Tout cela est habilement masqué par les discours du politiquement correct et de la nécessité de "sauver la planète." La réalité est tout autre, il convient tout simplement de sauver l'un de nos derniers champions industriels qui permet encore à la France de peser dans le monde. Je sais que ce discours n'est pas politiquement correct mais il faut le tenir et tenter de faire prendre conscience des enjeux.

Tout doit être fait pour "sauver" EDF et il est à mes yeux inconcevable, que des formations politiques, en France, se font les relais de ces thèses et affaiblissent notre position. Faut-il rappeler les propos d'Eric Piolle, maire EELV de Grenoble, potentiel candidat à la présidentielle et reprenant les propos d’un ancien Premier ministre japonnais "une bonne centrale nucléaire est une centrale nucléaire fermée..."

Ces enjeux sont complexes et fondamentalement politiques qui conditionnent notre avenir même en tant que grande puissance. La volonté de l’État est ici déterminante.

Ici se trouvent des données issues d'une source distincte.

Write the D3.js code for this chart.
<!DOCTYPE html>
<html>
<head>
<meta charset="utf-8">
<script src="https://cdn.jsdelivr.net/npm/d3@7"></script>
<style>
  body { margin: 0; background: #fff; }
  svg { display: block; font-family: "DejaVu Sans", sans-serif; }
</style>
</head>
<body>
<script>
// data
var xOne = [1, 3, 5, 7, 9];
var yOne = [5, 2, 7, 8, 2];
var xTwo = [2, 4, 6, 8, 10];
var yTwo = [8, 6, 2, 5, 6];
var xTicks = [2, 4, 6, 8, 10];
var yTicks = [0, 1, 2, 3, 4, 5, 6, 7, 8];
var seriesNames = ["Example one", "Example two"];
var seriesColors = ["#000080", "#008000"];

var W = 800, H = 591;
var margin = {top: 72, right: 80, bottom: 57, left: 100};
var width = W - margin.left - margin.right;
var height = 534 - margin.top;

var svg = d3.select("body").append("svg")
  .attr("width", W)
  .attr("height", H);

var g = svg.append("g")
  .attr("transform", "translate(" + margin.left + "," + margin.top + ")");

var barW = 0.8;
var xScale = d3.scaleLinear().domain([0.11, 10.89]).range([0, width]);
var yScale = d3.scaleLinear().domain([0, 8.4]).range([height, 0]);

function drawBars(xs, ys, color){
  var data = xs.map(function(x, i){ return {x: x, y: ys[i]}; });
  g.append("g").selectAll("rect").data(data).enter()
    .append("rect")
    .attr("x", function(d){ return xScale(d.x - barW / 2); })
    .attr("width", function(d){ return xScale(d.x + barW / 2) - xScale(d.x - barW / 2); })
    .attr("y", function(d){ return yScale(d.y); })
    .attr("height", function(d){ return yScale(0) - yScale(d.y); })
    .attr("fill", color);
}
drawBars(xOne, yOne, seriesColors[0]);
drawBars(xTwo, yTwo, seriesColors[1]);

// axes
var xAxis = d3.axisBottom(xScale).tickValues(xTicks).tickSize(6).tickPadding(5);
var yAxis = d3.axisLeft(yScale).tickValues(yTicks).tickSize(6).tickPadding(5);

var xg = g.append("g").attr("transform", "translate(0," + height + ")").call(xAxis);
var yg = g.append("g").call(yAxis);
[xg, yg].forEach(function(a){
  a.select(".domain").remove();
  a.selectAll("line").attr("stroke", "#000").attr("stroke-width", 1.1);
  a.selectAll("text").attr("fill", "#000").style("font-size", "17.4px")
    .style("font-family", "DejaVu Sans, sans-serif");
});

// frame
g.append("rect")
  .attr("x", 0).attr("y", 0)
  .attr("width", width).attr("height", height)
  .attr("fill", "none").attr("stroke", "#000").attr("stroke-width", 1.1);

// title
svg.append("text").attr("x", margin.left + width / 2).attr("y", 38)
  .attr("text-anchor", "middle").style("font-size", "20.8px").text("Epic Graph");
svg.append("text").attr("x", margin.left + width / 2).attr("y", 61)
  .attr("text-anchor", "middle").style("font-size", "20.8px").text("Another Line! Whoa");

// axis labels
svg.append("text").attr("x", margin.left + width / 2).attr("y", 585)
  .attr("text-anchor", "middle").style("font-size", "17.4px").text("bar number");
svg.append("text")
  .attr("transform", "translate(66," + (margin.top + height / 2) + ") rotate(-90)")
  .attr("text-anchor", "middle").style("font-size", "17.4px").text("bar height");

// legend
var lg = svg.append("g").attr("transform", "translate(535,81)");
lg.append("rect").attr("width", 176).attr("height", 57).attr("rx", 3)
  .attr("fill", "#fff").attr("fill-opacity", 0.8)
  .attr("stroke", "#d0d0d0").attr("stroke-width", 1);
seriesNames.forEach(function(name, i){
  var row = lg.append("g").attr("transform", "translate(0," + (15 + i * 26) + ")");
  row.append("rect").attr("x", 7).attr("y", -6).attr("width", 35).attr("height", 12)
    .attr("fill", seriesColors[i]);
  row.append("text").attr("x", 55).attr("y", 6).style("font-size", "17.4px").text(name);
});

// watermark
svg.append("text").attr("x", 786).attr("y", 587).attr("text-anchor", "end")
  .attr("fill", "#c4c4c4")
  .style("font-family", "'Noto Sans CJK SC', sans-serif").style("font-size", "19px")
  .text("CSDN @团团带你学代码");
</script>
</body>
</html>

Quant aux sociaux-démocrates allemands, eux aussi avaient accepté la fin du nucléaire civil dans le cadre du compromis qu'ils avaient passé avec les Verts (Agenda 2010) dans la coalition emmenée par Gërart Schröder. Le compromis pour avoir les Verts était simple, en échange de leur participation à la coalition qui a mis en œuvre les fameuses réformes du travail, des retraites et des assurances sociales (les fameuses loi Hartz), die Grünen obtenaient des socialistes allemands la fin du nucléaire. Cette politique de démantèlement de l’État social en Allemagne a coûté les élections aux socialistes et amené Angela Merkel au pouvoir depuis. Fondamentalement, le SPD ne s'est toujours pas remis de cet épisode qui a vu par ailleurs surgir un puissant parti d'extrême droite l'AFD.

Voilà de quoi on parle en réalité quand on parle énergie. Voilà l'arrière plan quand on évoque la centrale nucléaire de Gravelines, l'implantation d'un parc éolien offshore au large de Dunkerque ou l'envahissement d'éoliennes terrestres dans tout les Hauts de France. Tout est lié.

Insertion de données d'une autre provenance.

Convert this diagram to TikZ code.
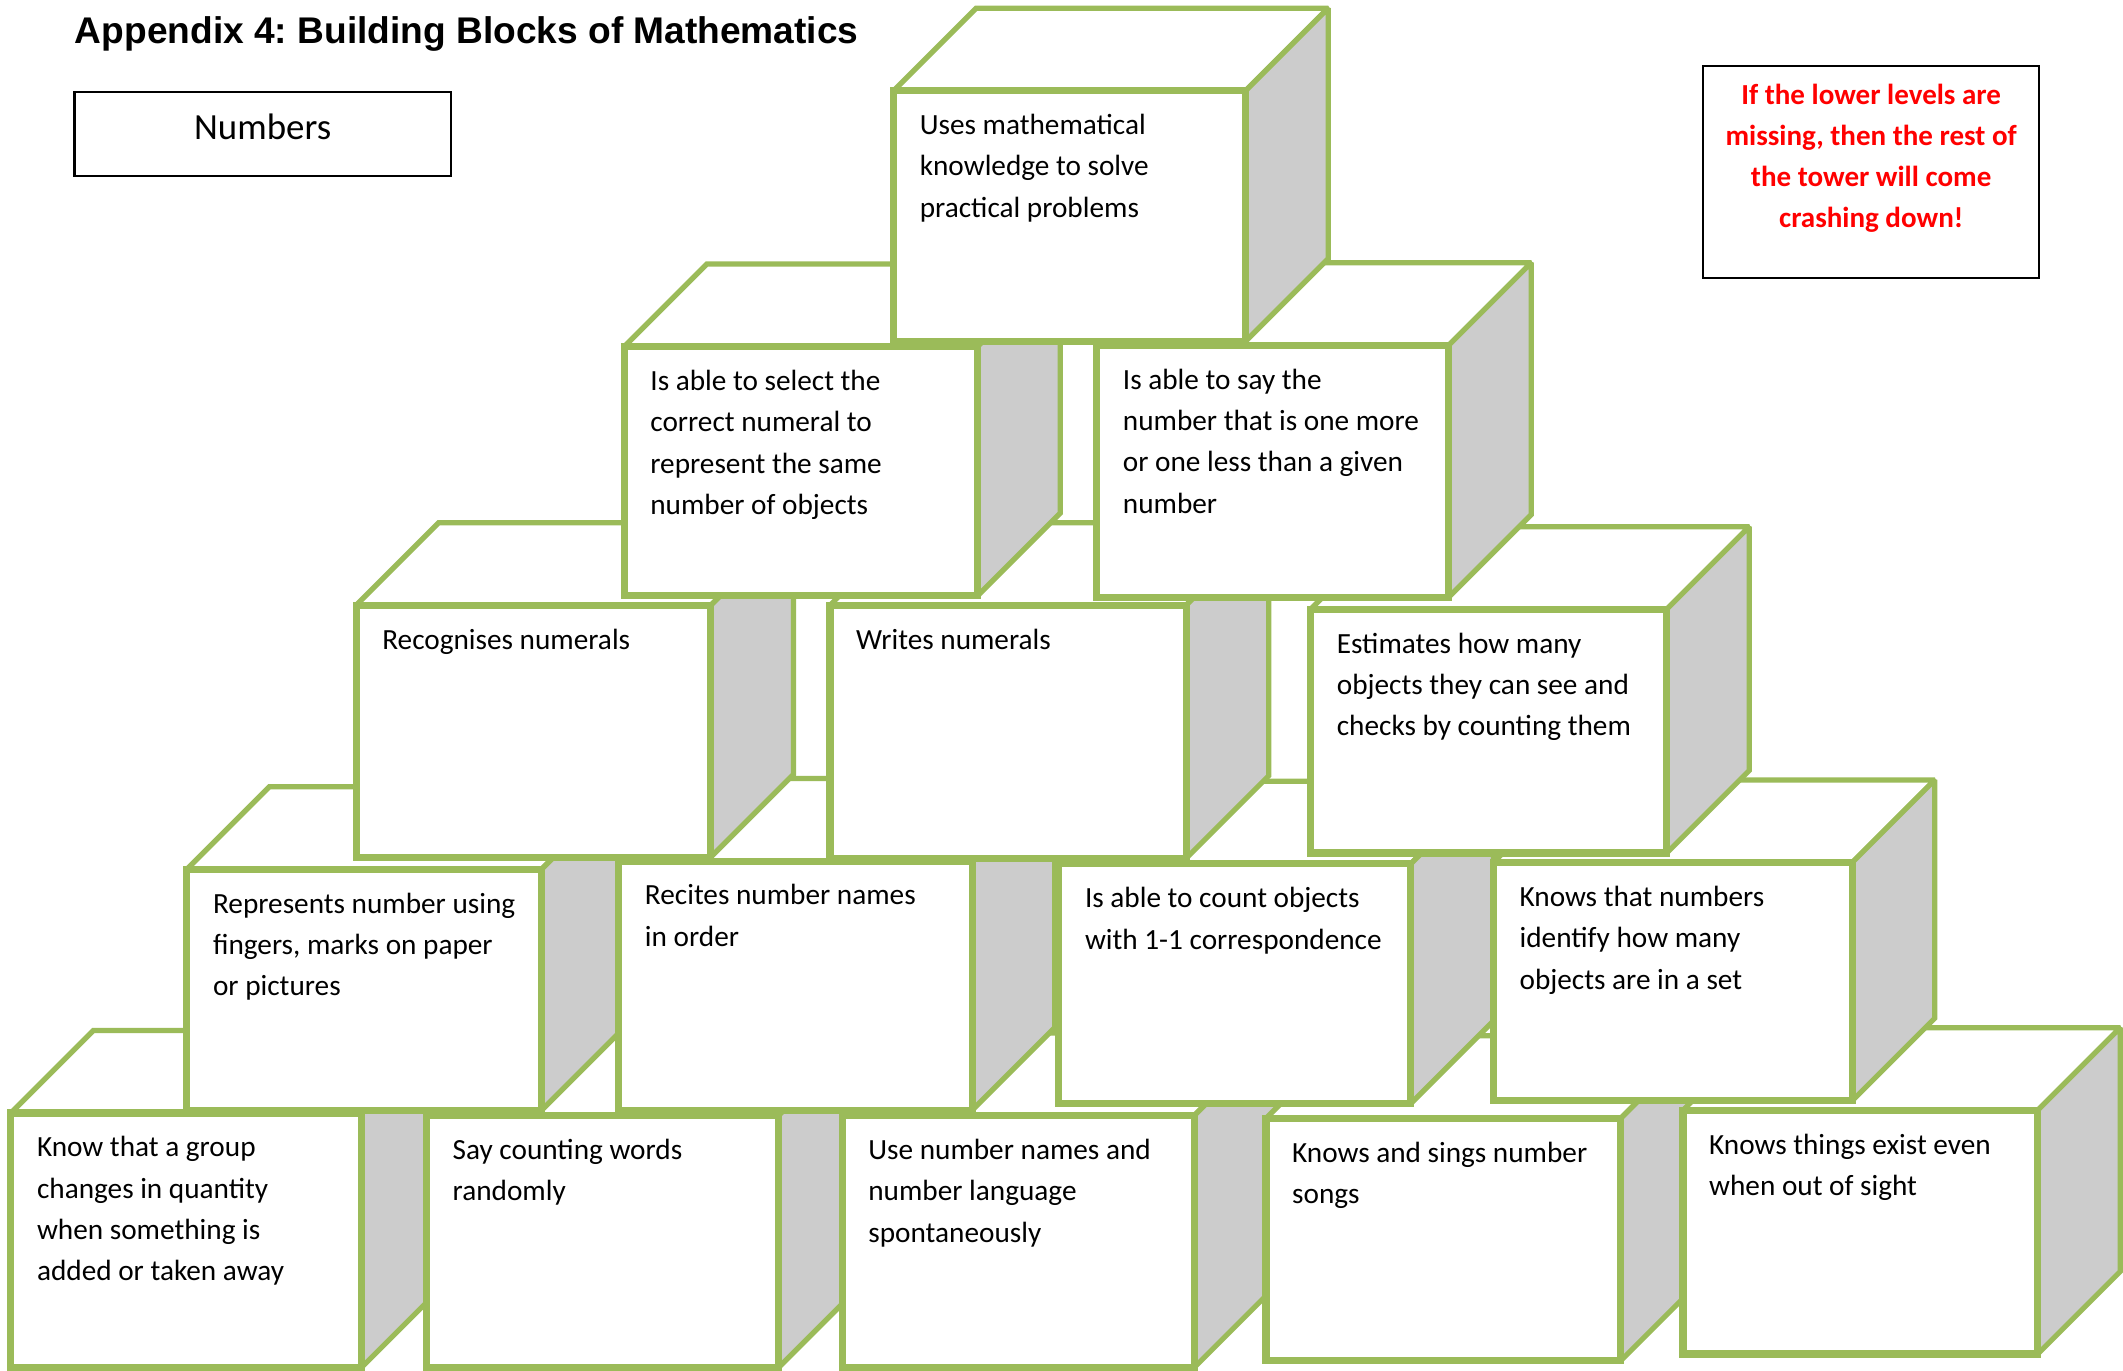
\documentclass[tikz,border=0pt]{standalone}
\usepackage{fontspec}
\setmainfont{Carlito}
\newfontfamily\headfont{Liberation Sans}

\definecolor{blockgreen}{HTML}{9BBB59}
\definecolor{sidegray}{HTML}{CCCCCC}
\definecolor{warnred}{HTML}{FF0000}

\tikzset{
  face/.style={draw=blockgreen, line width=2.2pt, fill=white, line join=miter, miter limit=1.5},
  sideface/.style={face, fill=sidegray},
  frontface/.style={face, line width=3pt},
  blocktext/.style={anchor=north west, inner sep=0pt, align=left,
    font=\fontsize{12.3}{17.4}\selectfont},
  notebox/.style={draw=black, line width=0.9pt},
}

% one block: name, left, top, right, bottom, text
\newcommand{\block}[6]{%
  \draw[face] (#2,#3) -- (#2+61,#3-61) -- (#4+61,#3-61) -- (#4,#3) -- cycle;
  \draw[sideface] (#4,#3) -- (#4+61,#3-61) -- (#4+61,#5-61) -- (#4,#5) -- cycle;
  \draw[frontface] (#2,#3) rectangle (#4,#5);
  \node[blocktext] (#1) at (#2+19,#3+17) {#6};
}

\frenchspacing

\begin{document}
\begin{tikzpicture}[x=0.02cm, y=-0.02cm]

  \useasboundingbox (0,0) rectangle (1568,1012);

  \node[anchor=base west, inner sep=0pt, font=\headfont\bfseries\fontsize{15.6}{18}\selectfont]
    (title) at (55,32) {Appendix 4: Building Blocks of Mathematics};

  \draw[notebox] (55,68) rectangle (333,130);
  \node[font=\fontsize{15.5}{18}\selectfont] (numbers) at (194,94) {Numbers};

  \draw[notebox] (1258,49) rectangle (1506,205);
  \node[align=center, text=warnred, font=\bfseries\fontsize{12.2}{17.3}\selectfont]
    (warning) at (1382,117) {If the lower levels are\\missing, then the rest of\\the tower will come\\crashing down!};

  % bottom row
  \block{group}{8}{822}{267}{1010}{Know that a group\\changes in quantity\\when something is\\added or taken away}
  \block{counting}{315}{824}{575}{1010}{Say counting words\\randomly}
  \block{language}{622}{824}{882}{1010}{Use number names and\\number language\\spontaneously}
  \block{songs}{935}{826}{1197}{1005}{Knows and sings number\\songs}
  \block{sight}{1243}{820}{1505}{1000}{Knows things exist even\\when out of sight}

  % second row
  \block{fingers}{138}{642}{400}{820}{Represents number using\\fingers, marks on paper\\or pictures}
  \block{recites}{457}{636}{718}{820}{Recites number names\\in order}
  \block{onetoone}{782}{638}{1042}{815}{Is able to count objects\\with 1-1 correspondence}
  \block{howmany}{1103}{637}{1368}{813}{Knows that numbers\\identify how many\\objects are in a set}

  % third row
  \block{recognises}{263}{447}{525}{633}{Recognises numerals}
  \block{writes}{613}{447}{876}{634}{Writes numerals}
  \block{estimates}{968}{450}{1231}{630}{Estimates how many\\objects they can see and\\checks by counting them}

  % fourth row
  \block{select}{461}{256}{722}{440}{Is able to select the\\correct numeral to\\represent the same\\number of objects}
  \block{moreless}{810}{255}{1070}{441}{Is able to say the\\number that is one more\\or one less than a given\\number}

  % top
  \block{problems}{660}{67}{920}{252}{Uses mathematical\\knowledge to solve\\practical problems}

\end{tikzpicture}
\end{document}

Alors que s’ouvre la campagne des élections régionales et que la présidentielle approche à grands pas, qu’elles seront les formations politiques qui seront clairement des partenaires d'EDF dans les Hauts de France et en France sur cette question aussi importante? S'opposeront-ils au projet Hercule (éclatement d'EDF voulu par Bruxelles et Berlin en sous-main), défendront-ils les salariés d'EDF, préserveront-ils l'identité énergétique de notre région ? Soutiendront-ils la filière nucléaire qui reste une filière d'excellence industrielle ? Soutiendrons t-ils le projet d’implantation d'EPR à Gravelines et ailleurs ? Entendront-ils nos concitoyens de plus en plus hostiles à l'éolien qui n'est pas, loin s'en faut, une solution pérenne. Soutiendront-ils les intérêts de la Région et de la France dans cette lutte violente en Europe mais aussi dans le monde ? S'adresseront-ils à l'intelligence et au patriotisme de nos concitoyens qui sentent bien qu'il y va de ce que nous sommes, de nos emplois, de notre capacité à rester une puissance industrielle et technologique dans cette compétition acharnée. Sont-ils prêts à abandonner les postures idéologiques voire démagogiques afin de servir l'intérêt général c'est à dire l'intérêt du pays et des Français.

Même si pour certaines d’entre-elles je ne me fais guère d’illusion, il n’est pas nécessaire d’espérer pour entreprendre.